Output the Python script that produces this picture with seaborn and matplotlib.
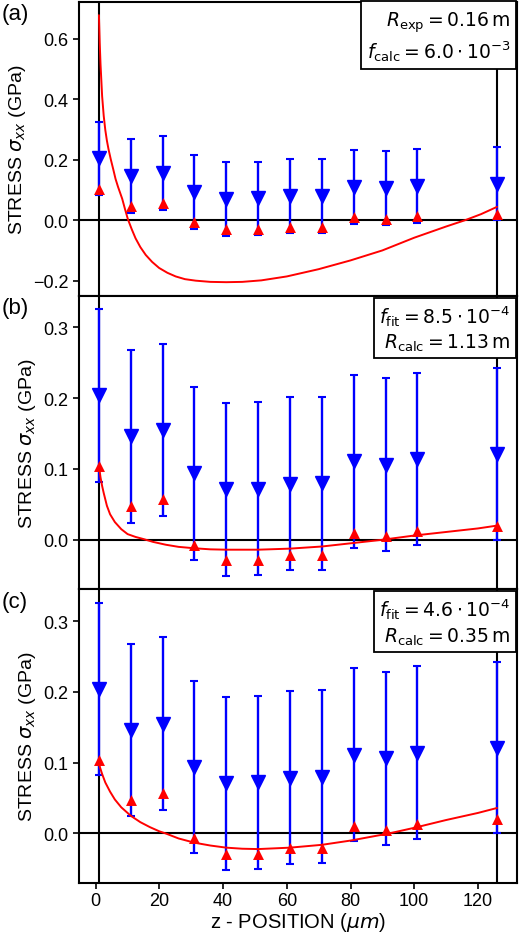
import matplotlib
matplotlib.use("Agg")
import matplotlib.pyplot as plt
import seaborn as sns

# measured points (same in all three panels)
z_pos = [1, 11, 21, 31, 41, 51, 61, 71, 81, 91, 101, 126]
sig_blue = [0.204, 0.146, 0.155, 0.094, 0.071, 0.072, 0.079, 0.080, 0.111, 0.106, 0.114, 0.121]
err_blue = [0.122, 0.122, 0.122, 0.122, 0.122, 0.122, 0.122, 0.122, 0.122, 0.122, 0.122, 0.121]
sig_red = [0.104, 0.047, 0.057, -0.007, -0.029, -0.029, -0.021, -0.021, 0.010, 0.005, 0.013, 0.020]

# model curves
curve_a_x = [1, 1.25, 1.5, 2, 2.5, 3, 3.5, 4, 4.7, 5.5, 6.2, 7, 8.3, 9.2, 10.1, 11.3, 12.5, 14, 15.7,
             17.7, 19.9, 22.5, 25.1, 28, 31.4, 36, 41, 46, 52, 60, 70, 80, 90, 100, 110, 116, 121, 126]
curve_a_y = [0.678, 0.585, 0.515, 0.41, 0.345, 0.298, 0.263, 0.235, 0.202, 0.168, 0.137, 0.11, 0.071,
             0.036, 0.003, -0.03, -0.06, -0.089, -0.115, -0.138, -0.158, -0.174, -0.186, -0.195, -0.200,
             -0.204, -0.205, -0.204, -0.199, -0.186, -0.162, -0.133, -0.100, -0.058, -0.021, 0.0, 0.02, 0.044]
curve_b_x = [1, 1.5, 2, 2.5, 3.5, 4.5, 6, 8, 10, 12.5, 15, 18, 22, 26, 31, 36, 41, 51, 61, 71, 80, 90,
             100, 110, 120, 126]
curve_b_y = [0.104, 0.088, 0.076, 0.066, 0.048, 0.036, 0.025, 0.015, 0.008, 0.004, 0.001, -0.003,
             -0.007, -0.010, -0.012, -0.0135, -0.014, -0.014, -0.0125, -0.0095, -0.005, 0.0, 0.006,
             0.011, 0.016, 0.020]
curve_c_x = [1, 2, 3, 4.5, 6, 8, 11, 14, 17, 20, 22, 26, 31, 36, 41, 46, 51, 61, 71, 80, 92, 100, 110,
             120, 126]
curve_c_y = [0.098, 0.084, 0.072, 0.059, 0.048, 0.037, 0.025, 0.016, 0.009, 0.003, 0.0, -0.007, -0.013,
             -0.017, -0.020, -0.0215, -0.022, -0.020, -0.016, -0.010, 0.0, 0.008, 0.019, 0.029, 0.036]

panel_tags = ['(a)', '(b)', '(c)']
box_texts = [r'$R_{\rm exp} = 0.16\,{\rm m}$' + '\n' + r'$f_{\rm calc} = 6.0\cdot10^{-3}$',
             r'$f_{\rm fit} = 8.5\cdot10^{-4}$' + '\n' + r'$R_{\rm calc} = 1.13\,{\rm m}$',
             r'$f_{\rm fit} = 4.6\cdot10^{-4}$' + '\n' + r'$R_{\rm calc} = 0.35\,{\rm m}$']
curves = [(curve_a_x, curve_a_y), (curve_b_x, curve_b_y), (curve_c_x, curve_c_y)]

sns.set_style('ticks', {'axes.edgecolor': 'black', 'xtick.color': 'black', 'ytick.color': 'black',
                        'text.color': 'black', 'axes.labelcolor': 'black'})
plt.rcParams['font.family'] = ['Liberation Sans', 'DejaVu Sans']
plt.rcParams['axes.linewidth'] = 1.5

fig, axes = plt.subplots(3, 1, figsize=(5.2, 9.37), dpi=100, sharex=True)
fig.subplots_adjust(left=0.152, right=0.994, top=0.997, bottom=0.0566, hspace=0)

for i, ax in enumerate(axes):
    ax.axvline(z_pos[0], color='black', lw=1.5, zorder=1)
    ax.axvline(z_pos[-1], color='black', lw=1.5, zorder=1)
    ax.axhline(0, color='black', lw=1.5, zorder=1)
    ax.errorbar(z_pos, sig_blue, yerr=err_blue, fmt='v', color='blue', ms=9.5, lw=1.7,
                capsize=2.8, capthick=1.5, zorder=2)
    cx, cy = curves[i]
    sns.lineplot(x=cx, y=cy, color='red', lw=1.4, ax=ax, zorder=3)
    sns.scatterplot(x=z_pos, y=sig_red, marker='^', color='red', s=62, linewidth=0, ax=ax, zorder=4)
    ax.text(0.985, 0.975, box_texts[i], transform=ax.transAxes, ha='right', va='top', fontsize=13.5,
            linespacing=1.25,
            bbox=dict(boxstyle='square,pad=0.28', fc='white', ec='black', lw=1.3), zorder=5)
    ax.text(-0.176, 0.959, panel_tags[i], transform=ax.transAxes, ha='left', va='center', fontsize=16)
    ax.set_ylabel(r'STRESS $\sigma_{xx}$ (GPa)', fontsize=14)
    ax.tick_params(axis='both', labelsize=13, width=1.2, length=4)
    if i < 2:
        ax.tick_params(axis='x', bottom=False)

axes[2].set_xlabel(r'z - POSITION ($\mu m$)', fontsize=14.5, labelpad=0.5)
axes[2].set_xticks([0, 20, 40, 60, 80, 100, 120])
axes[2].tick_params(axis='x', pad=2.5)

fig.savefig('out.png', dpi=100)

· · · · · · ·

- _Stated problem_
Only the lines from the start of the material through the line containing "0.019, 0.029, 0.036]" should be transcribed. Pictures stay out.

- _Solution to the exercise_
Output the Python script that produces this picture with seaborn and matplotlib.
import matplotlib
matplotlib.use("Agg")
import matplotlib.pyplot as plt
import seaborn as sns

# measured points (same in all three panels)
z_pos = [1, 11, 21, 31, 41, 51, 61, 71, 81, 91, 101, 126]
sig_blue = [0.204, 0.146, 0.155, 0.094, 0.071, 0.072, 0.079, 0.080, 0.111, 0.106, 0.114, 0.121]
err_blue = [0.122, 0.122, 0.122, 0.122, 0.122, 0.122, 0.122, 0.122, 0.122, 0.122, 0.122, 0.121]
sig_red = [0.104, 0.047, 0.057, -0.007, -0.029, -0.029, -0.021, -0.021, 0.010, 0.005, 0.013, 0.020]

# model curves
curve_a_x = [1, 1.25, 1.5, 2, 2.5, 3, 3.5, 4, 4.7, 5.5, 6.2, 7, 8.3, 9.2, 10.1, 11.3, 12.5, 14, 15.7,
             17.7, 19.9, 22.5, 25.1, 28, 31.4, 36, 41, 46, 52, 60, 70, 80, 90, 100, 110, 116, 121, 126]
curve_a_y = [0.678, 0.585, 0.515, 0.41, 0.345, 0.298, 0.263, 0.235, 0.202, 0.168, 0.137, 0.11, 0.071,
             0.036, 0.003, -0.03, -0.06, -0.089, -0.115, -0.138, -0.158, -0.174, -0.186, -0.195, -0.200,
             -0.204, -0.205, -0.204, -0.199, -0.186, -0.162, -0.133, -0.100, -0.058, -0.021, 0.0, 0.02, 0.044]
curve_b_x = [1, 1.5, 2, 2.5, 3.5, 4.5, 6, 8, 10, 12.5, 15, 18, 22, 26, 31, 36, 41, 51, 61, 71, 80, 90,
             100, 110, 120, 126]
curve_b_y = [0.104, 0.088, 0.076, 0.066, 0.048, 0.036, 0.025, 0.015, 0.008, 0.004, 0.001, -0.003,
             -0.007, -0.010, -0.012, -0.0135, -0.014, -0.014, -0.0125, -0.0095, -0.005, 0.0, 0.006,
             0.011, 0.016, 0.020]
curve_c_x = [1, 2, 3, 4.5, 6, 8, 11, 14, 17, 20, 22, 26, 31, 36, 41, 46, 51, 61, 71, 80, 92, 100, 110,
             120, 126]
curve_c_y = [0.098, 0.084, 0.072, 0.059, 0.048, 0.037, 0.025, 0.016, 0.009, 0.003, 0.0, -0.007, -0.013,
             -0.017, -0.020, -0.0215, -0.022, -0.020, -0.016, -0.010, 0.0, 0.008, 0.019, 0.029, 0.036]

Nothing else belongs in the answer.